Its prohibitions are limited in scope, and provide flexible but instructive guidelines for assessing whether a particular advertisement falls within a particular prohibition.

Notably, Seattle prohibits political campaign speech and speech that “demeans or disparages an individual, group of individuals, or entity.” But the most relevant prohibition bars advertisements containing “material that is so objectionable as to be reasonably foreseeable that it will result in harm to, disruption of or interference with the transportation system.”

For all of these arguably subjective standards, King County seeks to make the process more objective by employing a “reasonably prudent person” test to determine whether the advertisement would be generally understood as violating the prohibitions on demeaning or disruptive material.
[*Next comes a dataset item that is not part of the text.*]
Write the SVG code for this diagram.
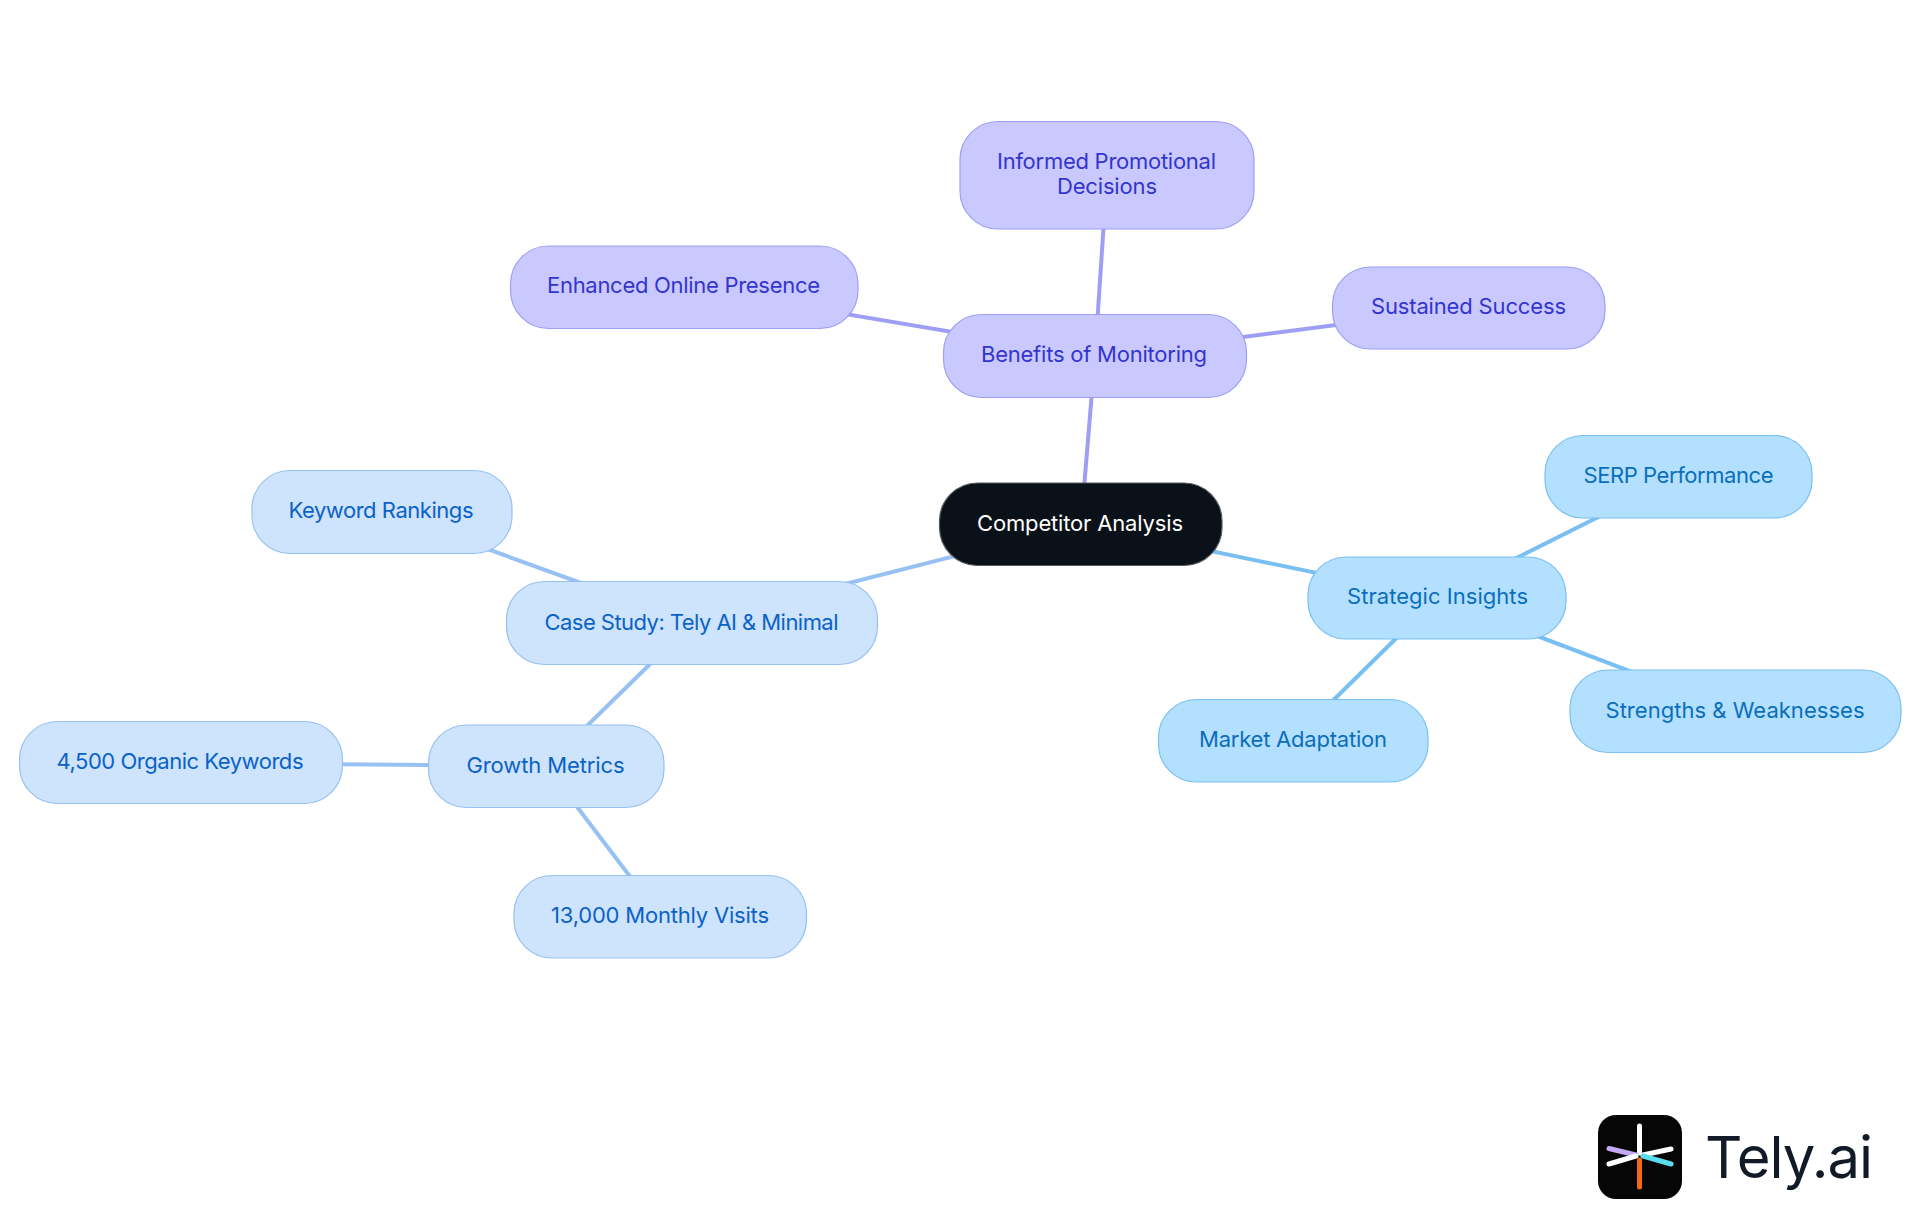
<svg xmlns="http://www.w3.org/2000/svg" width="1920" height="1215" viewBox="0 0 1920 1215">
<style>
text{font-family:"Inter","Noto Sans","Liberation Sans",sans-serif;font-size:22px;font-weight:400;text-anchor:middle}
rect{stroke-width:1.2}
.c line{stroke-width:4;fill:none}
.p rect{fill:#c9c9ff;stroke:#9e9ef5}.p text{fill:#3434cf}
.b rect{fill:#cee3fc;stroke:#96c1f2}.b text{fill:#0a62c9}
.s rect{fill:#b3e0ff;stroke:#79bff2}.s text{fill:#0a6ebd}
.lp{stroke:#9e9ef5}.lb{stroke:#96c1f2}.ls{stroke:#79bff2}
</style>
<rect width="1920" height="1215" fill="#fff" style="stroke:none"/>
<g id="connectors" class="c">
<line class="lp" x1="1081" y1="524" x2="1095" y2="356"/>
<line class="lp" x1="1095" y1="356" x2="1107" y2="175"/>
<line class="lp" x1="1095" y1="356" x2="684" y2="287"/>
<line class="lp" x1="1095" y1="356" x2="1468" y2="308"/>
<line class="ls" x1="1081" y1="524" x2="1437" y2="598"/>
<line class="ls" x1="1437" y1="598" x2="1678" y2="477"/>
<line class="ls" x1="1437" y1="598" x2="1735" y2="711"/>
<line class="ls" x1="1437" y1="598" x2="1293" y2="740"/>
<line class="lb" x1="1081" y1="524" x2="692" y2="623"/>
<line class="lb" x1="692" y1="623" x2="382" y2="511"/>
<line class="lb" x1="692" y1="623" x2="546" y2="766"/>
<line class="lb" x1="546" y1="766" x2="181" y2="763"/>
<line class="lb" x1="546" y1="766" x2="660" y2="916"/>
</g>
<g id="root"><rect x="939.5" y="483" width="282.5" height="82.5" rx="38" fill="#0b1118" stroke="#555a60"/><text x="1080" y="531" fill="#fff" textLength="206">Competitor Analysis</text></g>
<g id="benefits" class="p"><rect x="943.5" y="314.5" width="303" height="83" rx="38"/><text x="1094" y="362" textLength="226">Benefits of Monitoring</text></g>
<g id="informed" class="p"><rect x="960" y="121.500" width="294" height="107.500" rx="38"/><text x="1106.5" y="169" textLength="219">Informed Promotional</text><text x="1107" y="194" textLength="100">Decisions</text></g>
<g id="enhanced" class="p"><rect x="510.5" y="246" width="347.500" height="82.500" rx="38"/><text x="683.500" y="293" textLength="273">Enhanced Online Presence</text></g>
<g id="sustained" class="p"><rect x="1332.500" y="267" width="272.500" height="82" rx="38"/><text x="1468.500" y="314" textLength="195">Sustained Success</text></g>
<g id="strategic" class="s"><rect x="1308" y="557" width="258" height="82" rx="38"/><text x="1437.500" y="604" textLength="181">Strategic Insights</text></g>
<g id="serp" class="s"><rect x="1545" y="435.500" width="267" height="82.500" rx="38"/><text x="1678.500" y="483" textLength="190">SERP Performance</text></g>
<g id="strengths" class="s"><rect x="1570" y="670" width="331" height="82.500" rx="38"/><text x="1735" y="718" textLength="259">Strengths &amp; Weaknesses</text></g>
<g id="market" class="s"><rect x="1158.500" y="699.500" width="269.500" height="82.500" rx="38"/><text x="1293" y="747" textLength="188">Market Adaptation</text></g>
<g id="case" class="b"><rect x="506.500" y="581.500" width="371" height="83" rx="38"/><text x="691.500" y="630" textLength="294">Case Study: Tely AI &amp; Minimal</text></g>
<g id="keyword" class="b"><rect x="252" y="470.500" width="260" height="83" rx="38"/><text x="381" y="518" textLength="185">Keyword Rankings</text></g>
<g id="growth" class="b"><rect x="428.500" y="725" width="235.500" height="82.500" rx="38"/><text x="545.500" y="772.500" textLength="158">Growth Metrics</text></g>
<g id="organic" class="b"><rect x="19.500" y="721.500" width="323" height="82" rx="38"/><text x="180" y="769" textLength="247">4,500 Organic Keywords</text></g>
<g id="visits" class="b"><rect x="514" y="875.500" width="292.500" height="82.500" rx="38"/><text x="660" y="923" textLength="218">13,000 Monthly Visits</text></g>
<g id="logo">
<rect x="1598" y="1115" width="84" height="84" rx="18" fill="#060606" style="stroke:none"/>
<g fill="none" stroke-width="5" stroke-linecap="round">
<path d="M1639.500 1126V1153" stroke="#fff"/>
<path d="M1639.500 1160V1187" stroke="#f56a11"/>
<path d="M1609 1148.500L1636 1155" stroke="#c4a9f5"/>
<path d="M1643 1155L1671 1149" stroke="#fff"/>
<path d="M1609 1164L1636 1156" stroke="#fff"/>
<path d="M1643 1156L1671 1164" stroke="#5bdcee"/>
</g>
<text x="1789" y="1178" fill="#111a26" style="font-size:58px;font-weight:400" textLength="168">Tely.ai</text>
</g>
</svg>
In Washington, as in many states, this test has developed a substantial body of judicial precedent that allows for fairly consistent and discernable outcomes.

The practical benefit of this standard is that it protects King County’s interests in passenger safety by actually focusing the prohibitions on material most likely to impact passenger safety and business efficiency. The “harmful or disruptive” prohibitions are not concerned with quashing viewpoints, either on an individual or categorical level. Rather, the concern is much more aligned with “reserv[ing] the forum for its intended purposes,” (see Perry Educ. Ass’n) which is the provision of safe and reliable public transportation.

Under similar guidelines, Metro could have allowed the archdiocese to run its advertisements, while still having an emergency fire extinguisher to eliminate the would-be flames likely to be prompted by advertisements depicting Muhammad or accusing the Catholic Church of murder.

Although this lawsuit is still in its infancy, it appears—for this Christmas, at least—the archdiocese will not be able to run its advertisements on Metrobuses. It is too early to make conclusions on how the court will rule on the merits, as many more facts about whether and how Metro enforces its policy in a discriminatory way may come to light as the litigation proceeds.

One thing, however, is abundantly clear: Metro could have avoided this problem by adopting more narrowly tailored prohibitions that don’t exclude advertisements unlikely to cause disruptions to transit service.

At the very best, Guideline 12 might pass constitutional muster (barely). That doesn’t make it any less worthy of being repealed as a bad policy.